If even *one* of these special functions ($t \cdot P(t)$ or $t^2 \cdot Q(t)$) is not "well-behaved" (not smooth or continuous) at the trouble spot, then the trouble spot is classified as "naughty" or irregular. Since $t \cdot P(t)$ "jumps" at $t=0$, we know right away that our singular point $t=0$ is an **irregular singular point**.

Alternative answer

Answer: The only singular point is $t=0$, which is an irregular singular point. Singular point: $t=0$. Classification: Irregular. Explain
This is a question about **finding and classifying singular points** in a differential equation. The solving step is:

First, we need to rewrite the equation in a standard form, which is $ y^{\prime \prime} + P(t) y^{\prime} + Q(t) y = 0 $.
Our equation is $ |t| y^{\prime \prime}+y^{\prime}+y=0 $.
To get $ y^{\prime \prime} $ by itself, we divide everything by $ |t| $:
$ y^{\prime \prime} + \frac{1}{|t|} y^{\prime} + \frac{1}{|t|} y = 0 $

Now we can see that $ P(t) = \frac{1}{|t|} $ and $ Q(t) = \frac{1}{|t|} $.

A singular point is any value of $t$ where $P(t)$ or $Q(t)$ are "broken" (not defined or not nice functions, like if there's a zero in the denominator).
Looking at $P(t)$ and $Q(t)$, they both have $ |t| $ in the denominator.
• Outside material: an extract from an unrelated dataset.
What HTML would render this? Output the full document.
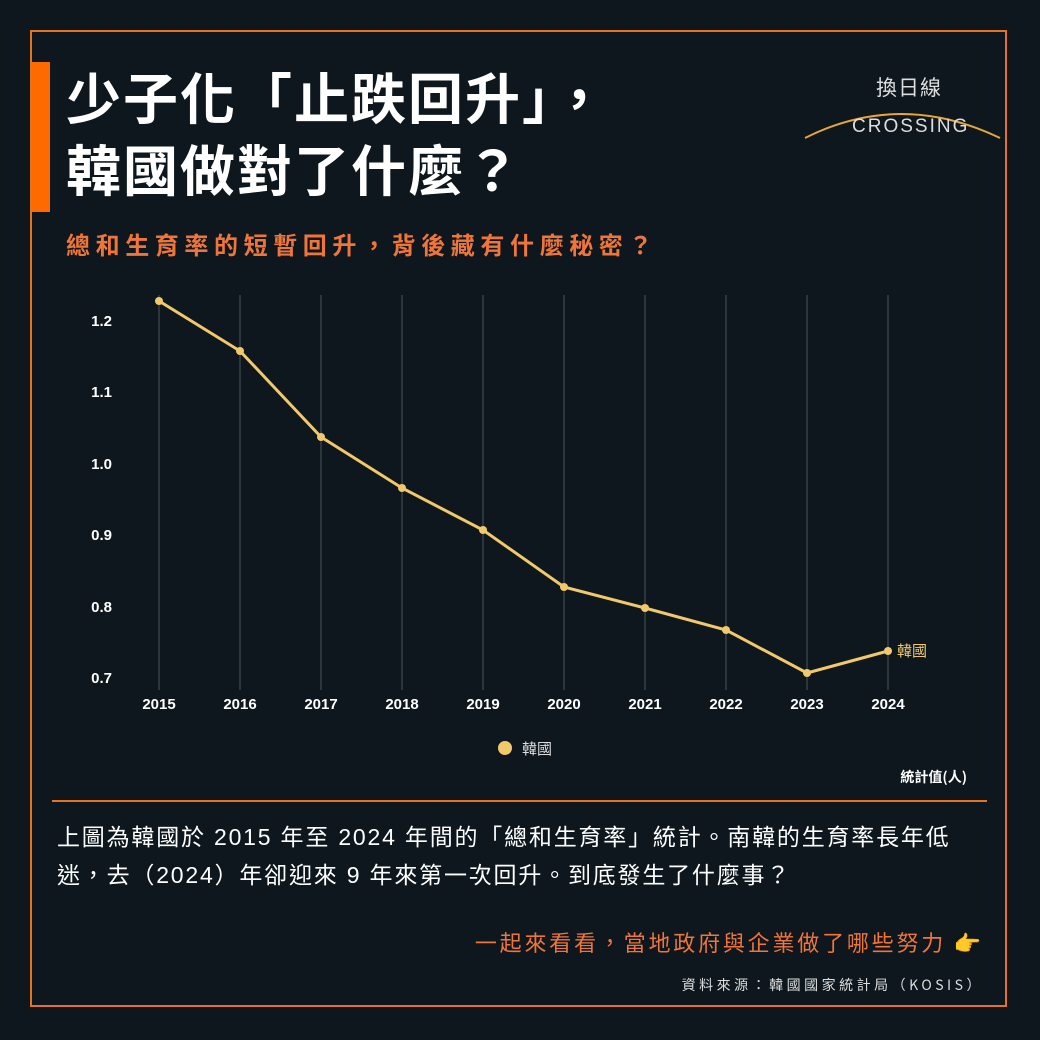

This means if $ t=0 $, we'd be dividing by zero, which is a big no-no!
So, $ t=0 $ is our singular point.

Next, we need to classify this singular point as either "regular" or "irregular". To do this, we check two special limits:
1. $ \lim_{t \to 0} t \cdot P(t) $
2. $ \lim_{t \to 0} t^2 \cdot Q(t) $

If both of these limits give us a nice, finite number, then the singular point is "regular". If even one of them doesn't exist or goes to infinity, then it's "irregular".

Let's check the first limit:
$ \lim_{t \to 0} t \cdot P(t) = \lim_{t \to 0} t \cdot \frac{1}{|t|} $

Now, remember what $ |t| $ means:
* If $ t $ is a tiny bit bigger than 0 (like 0.1, 0.001), then $ |t| = t $. So, $ t \cdot \frac{1}{t} = 1 $.
* If $ t $ is a tiny bit smaller than 0 (like -0.1, -0.001), then $ |t| = -t $. So, $ t \cdot \frac{1}{-t} = -1 $.

Since the limit from the right side of 0 (which is 1) is different from the limit from the left side of 0 (which is -1), the overall limit $ \lim_{t \to 0} t \cdot \frac{1}{|t|} $ does not exist.

Because this first limit does not exist, we already know that $ t=0 $ is an **irregular singular point**. We don't even need to check the second limit!